Federal legislation around the REAL ID Modernization Act includes a provision stating that presenting your phone to federal law enforcement for identification cannot be construed as consent to seize or search the device. Few states have passed equivalent protections for state and local officers, though. Until those guardrails are standard, treat your mDL the way you’d treat a payment tap: hold the phone yourself, let it scan, and put it back in your pocket.
A digital license lives and dies with your phone’s battery. If your device is dead, your mDL is inaccessible. Apple Wallet does support some NFC functionality on iPhones even with extremely low battery through a power reserve feature, but it’s not universally reliable for all credential types, and Android devices generally don’t have an equivalent. If you’re flying, keep your phone charged or bring your physical license as backup.
Your digital license is also tied to one device. On Apple’s platform, you can have it on one iPhone and one paired Apple Watch, but not on multiple phones.8Apple Support. Add Your Drivers License to Apple Wallet If you lose your phone or switch devices, you’ll need to re-enroll. And because the mDL is linked to your state DMV record in real time, if your physical license gets suspended or expires, the digital version becomes invalid too. That real-time connection is actually a feature for verifiers — it means a digital credential is more trustworthy than a physical card, which could technically be revoked but still sitting in someone’s wallet.

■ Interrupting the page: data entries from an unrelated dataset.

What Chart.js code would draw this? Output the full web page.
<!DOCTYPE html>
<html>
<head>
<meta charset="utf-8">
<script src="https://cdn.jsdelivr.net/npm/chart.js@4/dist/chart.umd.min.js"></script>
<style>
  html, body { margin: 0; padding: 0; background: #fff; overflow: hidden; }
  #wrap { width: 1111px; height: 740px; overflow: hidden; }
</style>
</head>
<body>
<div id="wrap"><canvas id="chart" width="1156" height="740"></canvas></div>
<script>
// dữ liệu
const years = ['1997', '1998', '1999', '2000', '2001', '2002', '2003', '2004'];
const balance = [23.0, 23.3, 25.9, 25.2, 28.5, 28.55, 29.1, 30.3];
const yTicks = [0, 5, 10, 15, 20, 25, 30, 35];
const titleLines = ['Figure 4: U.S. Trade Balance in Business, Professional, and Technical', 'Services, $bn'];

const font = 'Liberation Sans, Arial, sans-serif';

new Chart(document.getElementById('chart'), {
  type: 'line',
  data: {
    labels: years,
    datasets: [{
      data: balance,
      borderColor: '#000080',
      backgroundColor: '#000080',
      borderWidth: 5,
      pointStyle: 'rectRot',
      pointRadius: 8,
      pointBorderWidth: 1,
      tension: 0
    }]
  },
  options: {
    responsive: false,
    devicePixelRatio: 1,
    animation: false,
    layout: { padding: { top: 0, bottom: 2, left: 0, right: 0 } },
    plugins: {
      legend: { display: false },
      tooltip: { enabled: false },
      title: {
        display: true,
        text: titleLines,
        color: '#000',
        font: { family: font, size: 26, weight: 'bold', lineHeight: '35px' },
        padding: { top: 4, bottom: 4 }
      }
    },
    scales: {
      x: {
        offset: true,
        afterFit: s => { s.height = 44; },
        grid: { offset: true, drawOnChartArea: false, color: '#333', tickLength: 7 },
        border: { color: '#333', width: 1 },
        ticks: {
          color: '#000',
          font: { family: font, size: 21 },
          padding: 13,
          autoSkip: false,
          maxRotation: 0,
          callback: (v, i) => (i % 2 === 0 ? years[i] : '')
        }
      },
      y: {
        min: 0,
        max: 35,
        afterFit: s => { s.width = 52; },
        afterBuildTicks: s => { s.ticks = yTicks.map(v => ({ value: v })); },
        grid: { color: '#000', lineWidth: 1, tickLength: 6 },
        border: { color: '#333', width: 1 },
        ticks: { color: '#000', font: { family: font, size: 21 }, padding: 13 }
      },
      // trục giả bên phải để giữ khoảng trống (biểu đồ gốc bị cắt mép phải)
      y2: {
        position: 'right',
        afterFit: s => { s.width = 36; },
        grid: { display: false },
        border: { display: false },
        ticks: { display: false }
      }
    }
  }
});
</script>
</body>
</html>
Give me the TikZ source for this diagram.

Interstate recognition is another open question. Your mDL is issued by your home state. Whether another state’s law enforcement, retailers, or agencies will accept it depends entirely on that state’s own policies. There is no federal law requiring states to honor each other’s digital credentials the way the Driver License Compact handles physical license reciprocity. For now, if you’re traveling to another state, your physical card remains the universally accepted form of identification.